La experiencia de emigrar, especialmente para un cubano, es un viaje lleno de emociones, desafíos y adaptaciones. Desde el momento en que se pisa el aeropuerto, con su atmósfera intimidante y las preguntas inquisitivas de los oficiales de inmigración, el migrante cubano se enfrenta a un mundo completamente nuevo y desconocido. La primera vez en un avión, con sus protocolos y servicios, puede ser abrumadora, y la simple idea de pedir una bebida adicional puede parecer un desafío insuperable.
Al llegar a un nuevo país, el cubano debe aprender rápidamente a navegar por una cultura y un estilo de vida completamente diferentes. Desde entender cómo funcionan los teléfonos móviles hasta familiarizarse con conceptos como seguros y tarjetas de crédito, cada paso es un aprendizaje. La visión de autos modernos, personas bien vestidas y un entorno diferente puede ser tanto impresionante como desorientador.

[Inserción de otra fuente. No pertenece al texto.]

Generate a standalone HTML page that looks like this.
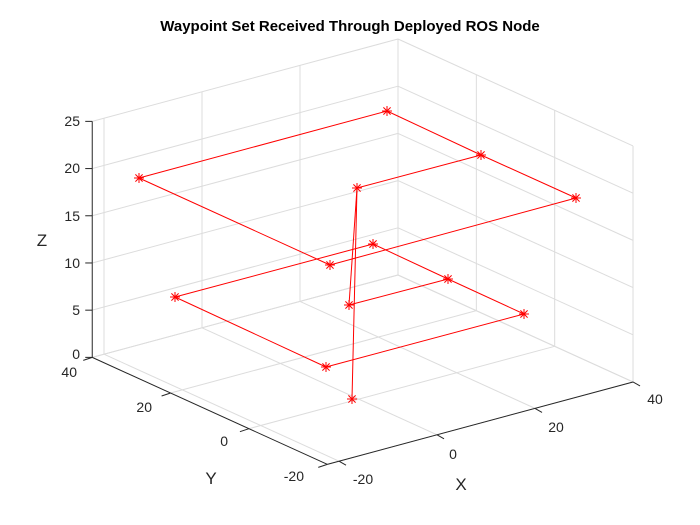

Encontrar trabajo se convierte en una prioridad, pero el proceso puede ser largo y desalentador, especialmente sin contactos y con barreras idiomáticas. La soledad y la nostalgia comienzan a hacer mella, y el cubano empieza a añorar la calidez y el humor característicos de su tierra natal. La distancia y la diferencia cultural pueden hacer que incluso los más fuertes se sientan aislados y melancólicos.
La nostalgia por Cuba crece con el tiempo, idealizando los recuerdos y olvidando las dificultades. El migrante defiende fervientemente su patria, a pesar de reconocer sus defectos, y se aferra a su identidad cubana como un salvavidas en un mar de incertidumbre.
Con el tiempo, la resignación se asienta. El migrante se pregunta cuánto tiempo ha pasado desde que dejó Cuba, y aunque el apoyo económico a la familia brinda cierto consuelo, la verdadera felicidad parece inalcanzable a distancia. La familia, con su amor y conexión, se convierte en el anhelo más profundo.
El regreso a Cuba, después de años de ausencia, es un torbellino de emociones. La realidad encontrada es muy diferente a la recordada, y el migrante se siente desubicado, incapaz de conectar con las nuevas tendencias y cambios en su país natal. La ilusión del regreso se desvanece rápidamente, dejando una sensación de desapego y alienación.
Finalmente, el migrante cubano se da cuenta de que, después de haberse esforzado tanto por adaptarse a una nueva cultura, ya no pertenece completamente a ningún lugar. La frase «No eres ni de aquí, ni de allá» resuena con una verdad amarga. Ser cubano es una identidad compleja y rica, pero la decisión de emigrar lleva consigo el desafío de navegar entre dos mundos, sin pertenecer del todo a ninguno. La vida del emigrante está lejos de ser un camino fácil, y cada paso en este viaje está lleno de sacrificios, aprendizajes y la búsqueda constante de un lugar al que llamar hogar.